START

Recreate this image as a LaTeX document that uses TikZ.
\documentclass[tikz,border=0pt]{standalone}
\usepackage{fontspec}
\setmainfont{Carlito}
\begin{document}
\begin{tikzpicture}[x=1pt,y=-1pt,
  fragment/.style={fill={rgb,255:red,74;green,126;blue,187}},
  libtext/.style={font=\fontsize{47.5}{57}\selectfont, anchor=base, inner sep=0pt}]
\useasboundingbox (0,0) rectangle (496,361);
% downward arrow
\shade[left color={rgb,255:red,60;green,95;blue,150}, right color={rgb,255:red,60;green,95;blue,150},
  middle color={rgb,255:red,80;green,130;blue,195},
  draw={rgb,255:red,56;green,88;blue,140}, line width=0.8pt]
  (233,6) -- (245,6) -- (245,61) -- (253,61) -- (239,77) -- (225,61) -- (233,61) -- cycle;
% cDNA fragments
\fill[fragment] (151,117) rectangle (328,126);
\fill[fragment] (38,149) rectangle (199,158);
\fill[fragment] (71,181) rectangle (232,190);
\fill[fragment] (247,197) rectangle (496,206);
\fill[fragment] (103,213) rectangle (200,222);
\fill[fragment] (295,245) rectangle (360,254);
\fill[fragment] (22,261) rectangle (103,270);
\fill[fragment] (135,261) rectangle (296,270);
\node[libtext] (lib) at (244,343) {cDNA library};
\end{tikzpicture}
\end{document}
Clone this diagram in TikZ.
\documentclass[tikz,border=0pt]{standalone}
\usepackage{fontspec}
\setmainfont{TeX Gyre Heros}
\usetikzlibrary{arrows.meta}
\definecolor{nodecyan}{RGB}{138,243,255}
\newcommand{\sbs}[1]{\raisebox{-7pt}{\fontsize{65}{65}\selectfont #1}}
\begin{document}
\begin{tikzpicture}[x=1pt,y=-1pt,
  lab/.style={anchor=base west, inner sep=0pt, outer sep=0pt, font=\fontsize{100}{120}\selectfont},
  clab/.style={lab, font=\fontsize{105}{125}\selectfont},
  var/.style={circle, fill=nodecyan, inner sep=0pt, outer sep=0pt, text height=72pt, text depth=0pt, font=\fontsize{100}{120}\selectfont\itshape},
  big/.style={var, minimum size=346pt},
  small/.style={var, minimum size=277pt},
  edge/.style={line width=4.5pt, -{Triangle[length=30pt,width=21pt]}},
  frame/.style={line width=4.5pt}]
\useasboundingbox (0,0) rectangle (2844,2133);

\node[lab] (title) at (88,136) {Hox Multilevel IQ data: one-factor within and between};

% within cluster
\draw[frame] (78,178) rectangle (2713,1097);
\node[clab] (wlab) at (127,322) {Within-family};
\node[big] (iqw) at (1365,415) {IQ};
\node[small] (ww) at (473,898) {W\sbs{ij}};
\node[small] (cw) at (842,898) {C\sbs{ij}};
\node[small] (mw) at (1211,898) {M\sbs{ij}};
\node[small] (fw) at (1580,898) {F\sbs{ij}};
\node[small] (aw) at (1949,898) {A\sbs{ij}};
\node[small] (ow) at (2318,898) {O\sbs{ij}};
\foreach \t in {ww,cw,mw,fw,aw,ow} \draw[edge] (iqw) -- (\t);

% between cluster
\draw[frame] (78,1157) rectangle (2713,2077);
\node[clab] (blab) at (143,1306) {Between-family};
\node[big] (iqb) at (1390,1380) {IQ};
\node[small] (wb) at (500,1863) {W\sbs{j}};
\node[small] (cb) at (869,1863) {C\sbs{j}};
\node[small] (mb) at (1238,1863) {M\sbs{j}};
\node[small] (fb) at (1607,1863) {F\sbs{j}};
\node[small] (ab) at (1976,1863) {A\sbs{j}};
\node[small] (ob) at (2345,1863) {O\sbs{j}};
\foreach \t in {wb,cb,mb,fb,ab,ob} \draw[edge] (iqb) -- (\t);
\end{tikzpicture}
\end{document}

END
START

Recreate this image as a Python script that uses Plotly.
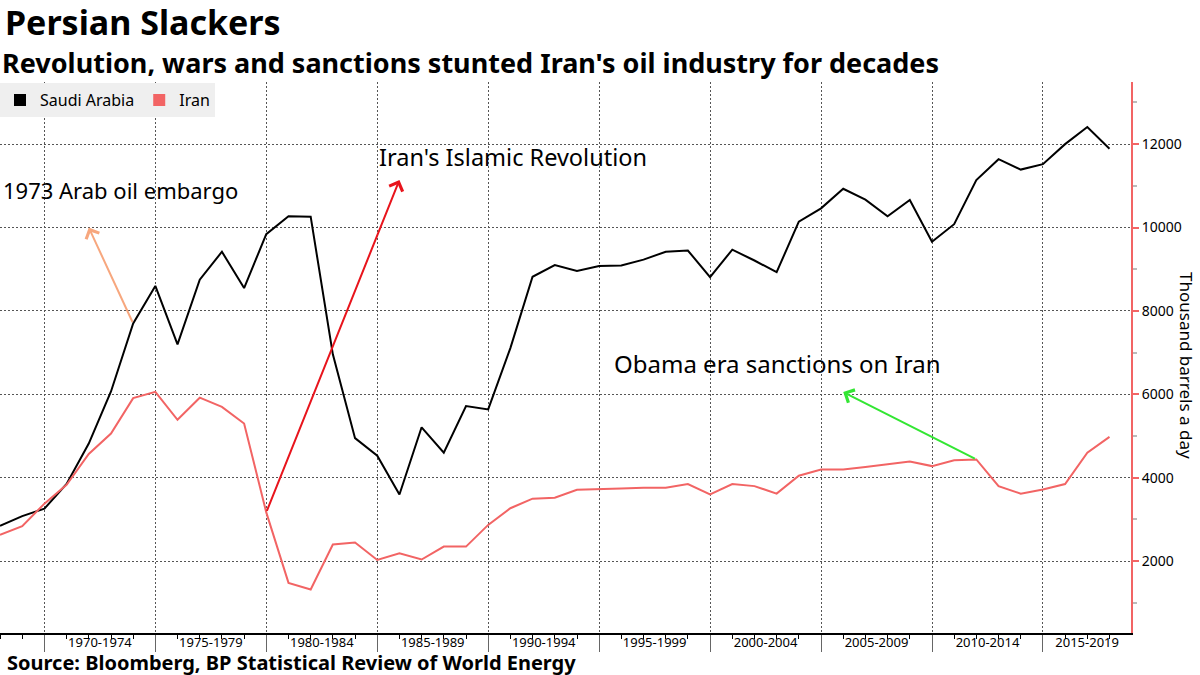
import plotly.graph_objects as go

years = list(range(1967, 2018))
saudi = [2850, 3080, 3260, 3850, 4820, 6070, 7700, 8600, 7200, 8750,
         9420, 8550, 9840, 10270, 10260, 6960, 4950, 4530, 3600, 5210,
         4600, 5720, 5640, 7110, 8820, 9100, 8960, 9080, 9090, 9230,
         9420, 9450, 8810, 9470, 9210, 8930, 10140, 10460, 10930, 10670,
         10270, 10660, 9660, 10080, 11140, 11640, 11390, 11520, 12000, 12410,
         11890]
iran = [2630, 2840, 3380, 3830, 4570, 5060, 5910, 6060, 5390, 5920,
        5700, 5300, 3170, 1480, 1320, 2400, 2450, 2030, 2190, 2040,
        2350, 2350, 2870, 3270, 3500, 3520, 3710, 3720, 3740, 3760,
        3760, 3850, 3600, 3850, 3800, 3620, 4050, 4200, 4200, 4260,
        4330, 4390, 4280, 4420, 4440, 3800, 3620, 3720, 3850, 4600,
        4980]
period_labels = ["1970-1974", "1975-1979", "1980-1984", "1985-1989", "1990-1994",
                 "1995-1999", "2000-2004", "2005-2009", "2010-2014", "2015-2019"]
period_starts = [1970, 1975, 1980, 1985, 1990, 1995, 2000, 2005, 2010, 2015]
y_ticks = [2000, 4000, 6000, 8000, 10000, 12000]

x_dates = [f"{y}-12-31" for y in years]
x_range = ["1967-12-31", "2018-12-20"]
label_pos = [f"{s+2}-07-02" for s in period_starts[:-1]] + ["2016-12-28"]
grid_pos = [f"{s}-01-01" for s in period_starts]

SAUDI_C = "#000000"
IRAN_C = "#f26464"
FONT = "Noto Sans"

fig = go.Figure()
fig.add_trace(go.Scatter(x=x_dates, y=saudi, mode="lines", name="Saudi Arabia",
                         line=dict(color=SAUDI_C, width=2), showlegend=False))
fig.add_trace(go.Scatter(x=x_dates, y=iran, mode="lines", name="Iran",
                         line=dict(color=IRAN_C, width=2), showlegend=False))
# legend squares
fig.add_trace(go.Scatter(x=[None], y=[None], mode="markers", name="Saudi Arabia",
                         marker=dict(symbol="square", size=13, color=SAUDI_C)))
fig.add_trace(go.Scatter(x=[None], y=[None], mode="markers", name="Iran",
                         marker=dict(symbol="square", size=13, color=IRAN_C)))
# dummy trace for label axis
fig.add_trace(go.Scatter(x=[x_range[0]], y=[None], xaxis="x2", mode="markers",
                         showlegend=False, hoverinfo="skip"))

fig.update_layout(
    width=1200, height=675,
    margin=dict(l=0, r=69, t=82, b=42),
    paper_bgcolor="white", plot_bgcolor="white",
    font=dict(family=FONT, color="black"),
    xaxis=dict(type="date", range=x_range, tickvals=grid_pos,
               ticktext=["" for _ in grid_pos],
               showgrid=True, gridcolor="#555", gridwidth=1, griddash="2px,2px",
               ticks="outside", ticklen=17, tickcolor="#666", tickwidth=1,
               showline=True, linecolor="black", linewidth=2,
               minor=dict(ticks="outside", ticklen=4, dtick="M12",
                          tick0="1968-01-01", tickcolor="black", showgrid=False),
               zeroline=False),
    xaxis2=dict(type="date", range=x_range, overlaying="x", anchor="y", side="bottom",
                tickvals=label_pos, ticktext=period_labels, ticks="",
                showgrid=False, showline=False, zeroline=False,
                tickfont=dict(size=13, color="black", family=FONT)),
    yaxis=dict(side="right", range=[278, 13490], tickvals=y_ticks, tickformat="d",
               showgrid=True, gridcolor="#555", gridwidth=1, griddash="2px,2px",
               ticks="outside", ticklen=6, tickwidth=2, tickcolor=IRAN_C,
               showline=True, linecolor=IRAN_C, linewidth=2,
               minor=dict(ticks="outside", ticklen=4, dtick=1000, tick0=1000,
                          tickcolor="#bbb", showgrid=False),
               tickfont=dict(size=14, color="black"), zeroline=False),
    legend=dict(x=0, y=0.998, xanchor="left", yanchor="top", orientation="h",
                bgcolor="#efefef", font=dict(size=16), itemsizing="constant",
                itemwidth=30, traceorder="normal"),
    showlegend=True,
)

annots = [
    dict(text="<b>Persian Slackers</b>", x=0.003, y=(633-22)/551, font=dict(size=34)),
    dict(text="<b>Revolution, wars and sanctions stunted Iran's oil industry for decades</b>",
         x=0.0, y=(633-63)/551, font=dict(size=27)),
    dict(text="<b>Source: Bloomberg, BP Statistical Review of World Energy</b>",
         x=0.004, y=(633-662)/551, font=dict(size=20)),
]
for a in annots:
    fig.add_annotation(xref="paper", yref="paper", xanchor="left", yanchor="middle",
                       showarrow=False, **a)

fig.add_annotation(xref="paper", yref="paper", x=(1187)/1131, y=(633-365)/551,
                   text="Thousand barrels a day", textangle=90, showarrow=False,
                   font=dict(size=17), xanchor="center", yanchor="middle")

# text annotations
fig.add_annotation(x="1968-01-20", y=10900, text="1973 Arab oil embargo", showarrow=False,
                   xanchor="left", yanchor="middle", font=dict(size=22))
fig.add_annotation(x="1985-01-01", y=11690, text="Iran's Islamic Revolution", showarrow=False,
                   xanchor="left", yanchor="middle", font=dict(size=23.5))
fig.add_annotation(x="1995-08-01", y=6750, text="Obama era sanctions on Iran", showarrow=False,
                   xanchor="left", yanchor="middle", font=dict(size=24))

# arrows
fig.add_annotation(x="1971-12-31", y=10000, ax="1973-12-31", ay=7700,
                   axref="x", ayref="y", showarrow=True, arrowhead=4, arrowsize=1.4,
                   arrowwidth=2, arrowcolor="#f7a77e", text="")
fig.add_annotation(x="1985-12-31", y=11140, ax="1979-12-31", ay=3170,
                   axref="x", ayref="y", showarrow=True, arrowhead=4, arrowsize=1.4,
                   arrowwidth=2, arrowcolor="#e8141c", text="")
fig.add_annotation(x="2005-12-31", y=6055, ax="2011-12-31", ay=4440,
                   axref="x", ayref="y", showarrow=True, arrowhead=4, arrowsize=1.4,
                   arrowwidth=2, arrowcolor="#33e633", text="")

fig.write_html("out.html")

END

**OBJECTIVE:**
Output word for word the lines running from the one containing "Recreate this image as a Python" to the one containing "import plotly.graph_objects as go", both included, leaving out the pictures.

**EXPECTED ANSWER:**
Recreate this image as a Python script that uses Plotly.
import plotly.graph_objects as go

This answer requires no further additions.